For children of parents in Washington who are divorced or separated, summertime can be a time of stress and anxiety instead of a time of joy and relaxation. But it doesn't have to be this way if parents no longer living in the same house do some planning before school is out and schedules are more flexible.
Whether a divorced family's situation involves joint child custody or a prearranged visitation schedule, summer co-parenting is typically less stressful when everyone involved communicates and gets on the same page with plans. One way to accomplish this goal is by placing a visual calendar in each household to avoid confusion with schedules. Divorced parents are also encouraged to keep the fun in summer for their kids by not being disrespectful towards one another and not talking negatively about the other parent in front of their children.
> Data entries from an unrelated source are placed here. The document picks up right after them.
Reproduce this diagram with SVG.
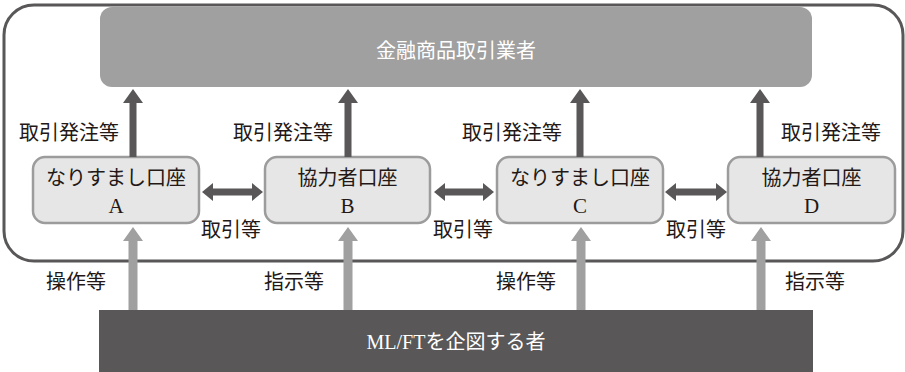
<svg xmlns="http://www.w3.org/2000/svg" xmlns:xlink="http://www.w3.org/1999/xlink" width="905" height="372" viewBox="0 0 905 372">
<style>
text{font-family:"Liberation Serif","Noto Sans CJK JP",serif;font-size:20px;text-anchor:middle;fill:#231815}
.latin{font-size:21px}
.w{fill:#ffffff}
.node{fill:#e6e6e6;stroke:#9c9c9c;stroke-width:2.5}
.dark{fill:#595757}
.gray{fill:#a0a0a0}
</style>
<defs>
<path id="upDark" d="M-3.5,157 V103 H-10 L0,89 L10,103 H3.5 V157 Z"/>
<path id="upGray" d="M-4.5,310 V241 H-10 L0,227 L10,241 H4.5 V310 Z"/>
</defs>
<rect id="frame" x="4" y="5" width="899" height="256" rx="30" fill="none" stroke="#595757" stroke-width="3"/>
<g id="broker">
<rect x="100" y="7" width="712" height="80" rx="12" fill="#a0a0a0"/>
<text class="w" x="456" y="58">金融商品取引業者</text>
</g>
<g id="planner">
<rect x="99" y="310" width="714" height="62" fill="#595757"/>
<text class="w" x="456" y="349">ML/FTを企図する者</text>
</g>
<g id="nodeA">
<rect class="node" x="33" y="157" width="166" height="66" rx="12"/>
<text x="116" y="185">なりすまし口座</text>
<text class="latin" x="116" y="213">A</text>
</g>
<g id="nodeB">
<rect class="node" x="265" y="157" width="165" height="66" rx="12"/>
<text x="347.5" y="185">協力者口座</text>
<text class="latin" x="347.5" y="213">B</text>
</g>
<g id="nodeC">
<rect class="node" x="497" y="157" width="166" height="66" rx="12"/>
<text x="580" y="185">なりすまし口座</text>
<text class="latin" x="580" y="213">C</text>
</g>
<g id="nodeD">
<rect class="node" x="728" y="157" width="167" height="66" rx="12"/>
<text x="811.5" y="185">協力者口座</text>
<text class="latin" x="811.5" y="213">D</text>
</g>
<g id="connectors">
<use xlink:href="#upDark" href="#upDark" x="133" class="dark"/>
<use xlink:href="#upDark" href="#upDark" x="348" class="dark"/>
<use xlink:href="#upDark" href="#upDark" x="580" class="dark"/>
<use xlink:href="#upDark" href="#upDark" x="760" class="dark"/>
<use xlink:href="#upGray" href="#upGray" x="133" class="gray"/>
<use xlink:href="#upGray" href="#upGray" x="348" class="gray"/>
<use xlink:href="#upGray" href="#upGray" x="581" class="gray"/>
<use xlink:href="#upGray" href="#upGray" x="761" class="gray"/>
<path class="dark" d="M202,192 L213,183 V188.5 H252 V183 L263,192 L252,201 V195.5 H213 V201 Z"/>
<path class="dark" d="M434,192 L445,183 V188.5 H483 V183 L494,192 L483,201 V195.5 H445 V201 Z"/>
<path class="dark" d="M665,192 L676,183 V188.5 H716 V183 L727,192 L716,201 V195.5 H676 V201 Z"/>
<text x="69" y="140">取引発注等</text>
<text x="283" y="140">取引発注等</text>
<text x="512" y="140">取引発注等</text>
<text x="831" y="140">取引発注等</text>
<text x="231" y="237">取引等</text>
<text x="463" y="237">取引等</text>
<text x="696" y="237">取引等</text>
<text x="76" y="289">操作等</text>
<text x="294" y="289">指示等</text>
<text x="526" y="289">操作等</text>
<text x="815" y="289">指示等</text>
</g>
</svg>
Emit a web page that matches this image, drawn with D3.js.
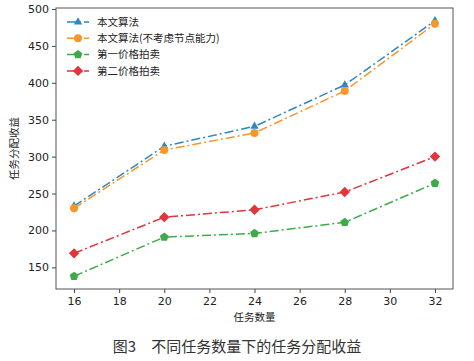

It may also be necessary for parents to revisit existing plans before summer begins. Doing so can allow for appropriate adjustments as children get older and develop new interests or explore different activities. Tensions with children negotiating two households may be further eased if boundaries and expectations with behavior are established, which can also minimize potential conflict be keeping rules in each home as consistent as possible during the summer. And parents are encouraged to remember that summer adjustments to co-parenting routines and visitation schedules are temporary and in the best interests of the children involved.
A family law attorney may get involved with summer co-parenting issues if there is an inability to agree on schedule adjustments. Before suggesting court intervention, a lawyer may recommend mediation to help parents find common ground. Legal assistance might also be necessary if child support payments aren't made in a timely manner or if there is a need to adjust a custody agreement because of changes with circumstances.